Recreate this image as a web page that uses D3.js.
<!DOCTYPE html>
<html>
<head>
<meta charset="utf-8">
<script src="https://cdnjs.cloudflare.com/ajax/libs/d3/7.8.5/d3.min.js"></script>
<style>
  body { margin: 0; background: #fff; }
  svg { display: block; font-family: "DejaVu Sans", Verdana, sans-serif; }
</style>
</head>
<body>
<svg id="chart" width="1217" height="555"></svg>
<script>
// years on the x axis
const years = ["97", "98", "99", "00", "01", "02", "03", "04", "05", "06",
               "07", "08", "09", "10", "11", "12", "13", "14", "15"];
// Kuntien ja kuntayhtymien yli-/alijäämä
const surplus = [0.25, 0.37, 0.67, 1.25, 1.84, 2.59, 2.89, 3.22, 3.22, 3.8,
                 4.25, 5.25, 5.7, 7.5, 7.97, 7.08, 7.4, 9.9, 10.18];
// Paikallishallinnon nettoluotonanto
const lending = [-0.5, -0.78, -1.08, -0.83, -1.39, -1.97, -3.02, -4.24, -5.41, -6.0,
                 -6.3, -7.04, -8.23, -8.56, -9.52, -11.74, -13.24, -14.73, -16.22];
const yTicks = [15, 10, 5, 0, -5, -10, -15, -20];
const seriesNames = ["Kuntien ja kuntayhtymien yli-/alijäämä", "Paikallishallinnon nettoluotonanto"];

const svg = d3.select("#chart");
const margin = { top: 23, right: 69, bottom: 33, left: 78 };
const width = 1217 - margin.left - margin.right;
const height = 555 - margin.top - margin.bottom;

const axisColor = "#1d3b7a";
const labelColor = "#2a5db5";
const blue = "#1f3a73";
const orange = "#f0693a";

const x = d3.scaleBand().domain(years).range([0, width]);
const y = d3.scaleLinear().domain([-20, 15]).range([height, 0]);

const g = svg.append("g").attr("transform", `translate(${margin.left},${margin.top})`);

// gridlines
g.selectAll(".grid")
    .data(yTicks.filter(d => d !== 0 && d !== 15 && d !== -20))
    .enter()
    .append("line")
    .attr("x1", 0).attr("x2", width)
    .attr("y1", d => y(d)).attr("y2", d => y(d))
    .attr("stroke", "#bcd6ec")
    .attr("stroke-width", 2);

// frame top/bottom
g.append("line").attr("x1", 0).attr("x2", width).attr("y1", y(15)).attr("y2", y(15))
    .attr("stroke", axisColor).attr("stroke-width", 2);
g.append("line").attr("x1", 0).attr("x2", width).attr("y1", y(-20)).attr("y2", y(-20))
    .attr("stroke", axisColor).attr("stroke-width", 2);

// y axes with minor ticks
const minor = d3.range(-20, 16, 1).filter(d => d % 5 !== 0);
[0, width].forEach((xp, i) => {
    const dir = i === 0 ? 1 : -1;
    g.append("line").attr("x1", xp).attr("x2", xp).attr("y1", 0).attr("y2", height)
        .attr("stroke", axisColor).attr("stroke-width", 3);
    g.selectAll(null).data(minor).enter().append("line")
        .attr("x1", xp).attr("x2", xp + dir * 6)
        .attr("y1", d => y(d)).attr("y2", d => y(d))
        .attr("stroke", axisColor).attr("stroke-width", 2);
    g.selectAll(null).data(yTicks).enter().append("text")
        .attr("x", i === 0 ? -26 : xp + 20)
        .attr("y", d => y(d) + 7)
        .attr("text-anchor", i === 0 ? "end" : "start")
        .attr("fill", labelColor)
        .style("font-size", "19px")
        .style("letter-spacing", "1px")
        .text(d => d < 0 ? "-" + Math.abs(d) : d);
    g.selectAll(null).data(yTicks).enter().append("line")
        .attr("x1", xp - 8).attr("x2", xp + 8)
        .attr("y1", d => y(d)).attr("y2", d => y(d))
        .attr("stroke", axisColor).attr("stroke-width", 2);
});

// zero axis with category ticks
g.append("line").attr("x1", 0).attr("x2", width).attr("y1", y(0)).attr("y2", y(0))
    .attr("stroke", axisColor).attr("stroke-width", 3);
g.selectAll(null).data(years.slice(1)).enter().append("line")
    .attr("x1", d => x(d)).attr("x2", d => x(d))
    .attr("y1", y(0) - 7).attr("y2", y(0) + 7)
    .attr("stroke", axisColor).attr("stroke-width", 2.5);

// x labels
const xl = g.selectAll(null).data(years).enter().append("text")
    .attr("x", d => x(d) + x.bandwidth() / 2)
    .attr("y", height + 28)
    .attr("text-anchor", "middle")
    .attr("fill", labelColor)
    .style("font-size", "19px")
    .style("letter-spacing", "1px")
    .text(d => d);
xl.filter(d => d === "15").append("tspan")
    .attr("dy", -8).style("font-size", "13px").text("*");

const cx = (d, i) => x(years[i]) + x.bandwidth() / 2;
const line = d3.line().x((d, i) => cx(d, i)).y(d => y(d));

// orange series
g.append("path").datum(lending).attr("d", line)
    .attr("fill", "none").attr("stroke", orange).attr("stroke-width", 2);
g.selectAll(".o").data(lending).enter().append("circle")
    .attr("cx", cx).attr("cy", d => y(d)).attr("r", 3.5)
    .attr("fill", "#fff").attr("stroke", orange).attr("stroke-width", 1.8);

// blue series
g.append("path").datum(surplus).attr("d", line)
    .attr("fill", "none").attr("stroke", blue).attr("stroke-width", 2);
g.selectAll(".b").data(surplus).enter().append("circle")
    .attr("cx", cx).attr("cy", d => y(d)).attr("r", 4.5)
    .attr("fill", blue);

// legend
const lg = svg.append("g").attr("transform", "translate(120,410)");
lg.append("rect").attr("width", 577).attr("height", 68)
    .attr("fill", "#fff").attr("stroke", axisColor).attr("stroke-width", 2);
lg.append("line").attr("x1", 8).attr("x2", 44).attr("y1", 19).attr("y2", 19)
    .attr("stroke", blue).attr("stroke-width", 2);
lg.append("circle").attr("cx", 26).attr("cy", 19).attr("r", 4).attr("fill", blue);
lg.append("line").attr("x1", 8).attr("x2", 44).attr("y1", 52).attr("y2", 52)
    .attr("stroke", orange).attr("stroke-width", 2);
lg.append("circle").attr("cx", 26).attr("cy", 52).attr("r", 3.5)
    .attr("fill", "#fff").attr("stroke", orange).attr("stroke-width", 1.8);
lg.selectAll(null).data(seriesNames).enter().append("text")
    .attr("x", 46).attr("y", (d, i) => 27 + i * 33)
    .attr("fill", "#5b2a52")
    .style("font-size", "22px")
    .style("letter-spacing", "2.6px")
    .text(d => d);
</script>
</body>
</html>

==

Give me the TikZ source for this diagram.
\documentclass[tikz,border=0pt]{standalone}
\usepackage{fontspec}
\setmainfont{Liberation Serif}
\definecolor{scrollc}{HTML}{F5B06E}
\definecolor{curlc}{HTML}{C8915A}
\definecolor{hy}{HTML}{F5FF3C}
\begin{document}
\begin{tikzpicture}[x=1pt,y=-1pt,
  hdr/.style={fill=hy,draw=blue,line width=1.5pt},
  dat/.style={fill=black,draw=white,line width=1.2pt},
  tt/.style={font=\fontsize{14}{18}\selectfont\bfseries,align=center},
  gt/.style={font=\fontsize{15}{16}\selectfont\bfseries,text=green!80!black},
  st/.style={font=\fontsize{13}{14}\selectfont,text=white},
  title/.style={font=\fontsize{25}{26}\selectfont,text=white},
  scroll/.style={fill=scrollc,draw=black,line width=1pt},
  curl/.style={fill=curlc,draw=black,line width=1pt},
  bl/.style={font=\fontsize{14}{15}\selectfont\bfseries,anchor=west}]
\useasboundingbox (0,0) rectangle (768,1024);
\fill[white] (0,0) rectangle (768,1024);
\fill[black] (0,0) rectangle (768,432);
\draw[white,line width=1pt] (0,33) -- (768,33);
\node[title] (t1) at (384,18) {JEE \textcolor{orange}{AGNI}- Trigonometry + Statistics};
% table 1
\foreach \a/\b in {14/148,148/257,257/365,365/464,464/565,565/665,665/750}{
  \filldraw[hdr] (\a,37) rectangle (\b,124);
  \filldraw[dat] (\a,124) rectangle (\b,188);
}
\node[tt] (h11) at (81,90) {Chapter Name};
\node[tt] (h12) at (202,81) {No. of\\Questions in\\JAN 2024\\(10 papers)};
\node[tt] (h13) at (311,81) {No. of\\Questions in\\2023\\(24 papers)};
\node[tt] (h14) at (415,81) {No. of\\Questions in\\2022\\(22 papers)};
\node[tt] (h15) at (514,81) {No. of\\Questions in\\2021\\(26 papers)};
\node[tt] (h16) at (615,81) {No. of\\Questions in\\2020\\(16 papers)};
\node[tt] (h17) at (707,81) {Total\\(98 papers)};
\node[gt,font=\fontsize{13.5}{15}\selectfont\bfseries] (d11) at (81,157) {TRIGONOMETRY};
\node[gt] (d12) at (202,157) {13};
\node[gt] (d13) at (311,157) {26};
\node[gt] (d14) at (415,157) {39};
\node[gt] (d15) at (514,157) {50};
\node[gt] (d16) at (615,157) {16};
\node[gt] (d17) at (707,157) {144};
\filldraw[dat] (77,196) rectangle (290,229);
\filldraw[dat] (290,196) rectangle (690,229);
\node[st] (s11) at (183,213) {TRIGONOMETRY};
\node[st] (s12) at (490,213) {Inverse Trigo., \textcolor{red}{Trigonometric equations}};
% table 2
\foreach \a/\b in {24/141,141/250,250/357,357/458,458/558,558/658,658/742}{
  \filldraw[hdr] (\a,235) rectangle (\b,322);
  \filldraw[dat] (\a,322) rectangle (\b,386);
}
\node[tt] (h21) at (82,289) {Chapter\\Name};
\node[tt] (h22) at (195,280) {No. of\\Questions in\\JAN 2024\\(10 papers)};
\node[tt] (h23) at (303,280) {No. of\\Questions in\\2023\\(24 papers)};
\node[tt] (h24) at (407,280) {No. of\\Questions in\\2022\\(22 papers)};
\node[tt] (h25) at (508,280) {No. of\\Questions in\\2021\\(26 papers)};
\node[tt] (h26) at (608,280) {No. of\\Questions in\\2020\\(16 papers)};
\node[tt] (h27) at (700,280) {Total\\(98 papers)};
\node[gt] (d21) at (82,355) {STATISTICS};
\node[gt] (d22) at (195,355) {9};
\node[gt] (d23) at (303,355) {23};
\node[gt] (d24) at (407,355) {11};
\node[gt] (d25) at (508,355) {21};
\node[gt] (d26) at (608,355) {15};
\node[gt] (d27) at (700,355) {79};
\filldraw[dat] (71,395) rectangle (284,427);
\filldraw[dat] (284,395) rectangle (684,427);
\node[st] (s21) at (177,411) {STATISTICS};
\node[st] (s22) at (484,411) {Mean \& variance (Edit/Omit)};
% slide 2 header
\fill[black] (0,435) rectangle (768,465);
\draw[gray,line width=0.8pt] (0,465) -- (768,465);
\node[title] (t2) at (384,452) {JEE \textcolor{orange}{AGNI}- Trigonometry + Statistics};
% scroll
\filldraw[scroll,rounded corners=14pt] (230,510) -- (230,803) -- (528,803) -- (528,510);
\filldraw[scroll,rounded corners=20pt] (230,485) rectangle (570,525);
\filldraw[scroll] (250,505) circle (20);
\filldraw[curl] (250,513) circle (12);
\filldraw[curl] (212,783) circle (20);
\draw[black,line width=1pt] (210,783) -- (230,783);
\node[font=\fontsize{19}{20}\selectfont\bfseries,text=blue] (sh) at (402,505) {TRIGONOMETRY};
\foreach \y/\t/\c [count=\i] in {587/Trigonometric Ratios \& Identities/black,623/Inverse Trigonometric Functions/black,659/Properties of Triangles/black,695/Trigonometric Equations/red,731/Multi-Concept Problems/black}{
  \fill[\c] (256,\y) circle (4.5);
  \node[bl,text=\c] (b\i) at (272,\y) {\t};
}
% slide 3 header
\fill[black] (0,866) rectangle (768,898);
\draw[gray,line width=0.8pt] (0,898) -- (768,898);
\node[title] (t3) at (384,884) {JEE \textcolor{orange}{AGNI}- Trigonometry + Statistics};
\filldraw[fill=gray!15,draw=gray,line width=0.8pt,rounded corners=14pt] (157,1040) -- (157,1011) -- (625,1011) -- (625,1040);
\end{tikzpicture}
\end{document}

Problem details: Out of the records, collect only those lines that contain the string "this".

Solution to the problem:
Recreate this image as a web page that uses D3.js.
Give me the TikZ source for this diagram.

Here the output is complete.